Parks, Rosa (1913–2005)
Parks, Rosa (1913–2005)
African-American civil-rights activist. Born Rosa Louise McCauley, Feb 4, 1913, in Tuskegee, Alabama died Oct 24, 2005, in Detroit, Michigan; dau. of James McCauley (carpenter) and Leona (Edwards) McCauley (schoolteacher); received high school diploma, 1933; m. Raymond Parks, 1932 (died 1977); no children.
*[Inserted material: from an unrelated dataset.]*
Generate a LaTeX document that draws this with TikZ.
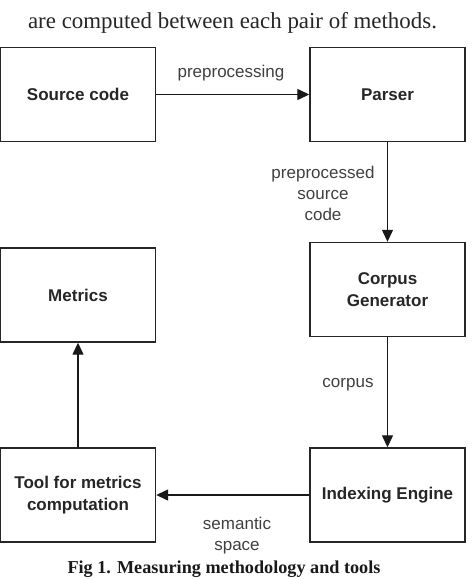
\documentclass[tikz,border=0pt]{standalone}
\usepackage{fontspec}
\setmainfont{Liberation Serif}
\newfontfamily\arialfont{Liberation Sans}
\usetikzlibrary{arrows.meta}
\begin{document}
\begin{tikzpicture}[x=1pt,y=-1pt,
  box/.style={draw=black!85, line width=1.4pt, minimum width=155pt, minimum height=94pt,
    inner sep=0pt, align=center, text=black!85,
    font=\arialfont\bfseries\fontsize{17}{22}\selectfont},
  lbl/.style={font=\arialfont\fontsize{17}{21}\selectfont, text=black!75, align=center, inner sep=0pt},
  arr/.style={line width=1.3pt, draw=black!90, -{Triangle[length=12pt,width=11pt]}}]
\useasboundingbox (0,0) rectangle (474,579);
\node[anchor=base, font=\fontsize{22.9}{26}\selectfont, text=black!85, inner sep=0pt] (top) at (232.5,28) {are computed between each pair of methods.};
\node[box] (src) at (78,94.5) {Source code};
\node[box] (parser) at (387.5,94.5) {Parser};
\node[box] (corpus) at (387.5,289.5) {Corpus\\Generator};
\node[box] (metrics) at (78,295) {Metrics};
\node[box] (tool) at (78,495) {Tool for metrics\\computation};
\node[box] (idx) at (387.5,495) {Indexing Engine};
\draw[arr] (src.east) -- (parser.west);
\draw[arr] (parser.south) -- (corpus.north);
\draw[arr] (corpus.south) -- (idx.north);
\draw[arr] (idx.west) -- (tool.east);
\draw[arr] (tool.north) -- (metrics.south);
\node[lbl] (l1) at (231,73) {preprocessing};
\node[lbl] (l2) at (323,193) {preprocessed\\source\\code};
\node[lbl] (l3) at (348,385) {corpus};
\node[lbl] (l4) at (237,536) {semantic\\space};
\node[anchor=base, font=\bfseries\fontsize{18.2}{22}\selectfont, text=black!90, inner sep=0pt] (cap) at (224,573.5) {Fig 1. Measuring methodology and tools};
\end{tikzpicture}
\end{document}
Veteran activist whose arrest for refusing to give up her seat to a white man on a segregated bus in Montgomery, Alabama, triggered a black boycott of the bus line and helped launch the civil-rights movement in US; was sent to Montgomery to live with relatives and attend Montgomery Industrial School for Girls (1924); became secretary of the local NAACP and was forced from city bus for using "white" door (Dec 1943); after repeated efforts, was registered to vote (1945); became adviser to NAACP Youth Council (1949); arrested and convicted of refusing, in violation of Alabama law, to surrender a bus seat to a white man (Dec 1955); participated in the Montgomery Bus Boycott (1955–56), resulting in US Supreme Court affirmation of lower court decision declaring bus segregation to be unconstitutional (Nov 13, 1956); moved to Detroit (1957); participated in March on Washington (1963); participated in Selma-to-Montgomery march for voting rights (Mar 1965); worked in Detroit office of Congressman John Conyers (1965–88); known as "first lady of civil rights" or "mother of the civil rights movement." Received Spingarn Medal from NAACP (1979), Martin Luther King Jr., Nonviolent Peace Prize (1980), Presidential Medal of Freedom (1996), Congressional gold medal (1999), and 1st Governor's Medal of Honor for Extraordinary Courage from state of Alabama (Dec 1, 2000). Rosa Parks Library and Museum at Troy State University opened (Dec 1, 2000). After she died, was 1st woman to lie in state at the nation's Capitol Rotunda.
See also (with Jim Haskins) Rosa Parks: My Story (Dial, 1992) and (with Gregory Reed) Quiet Strength (Zondervan, 1994); Jo Ann Robinson, The Montgomery Bus Boycott and the Women Who Started It (U. of Tennessee Press, 1987); Douglas Brinkley, Rosa Parks (Lipper-Viking, 2000); and Women in World History.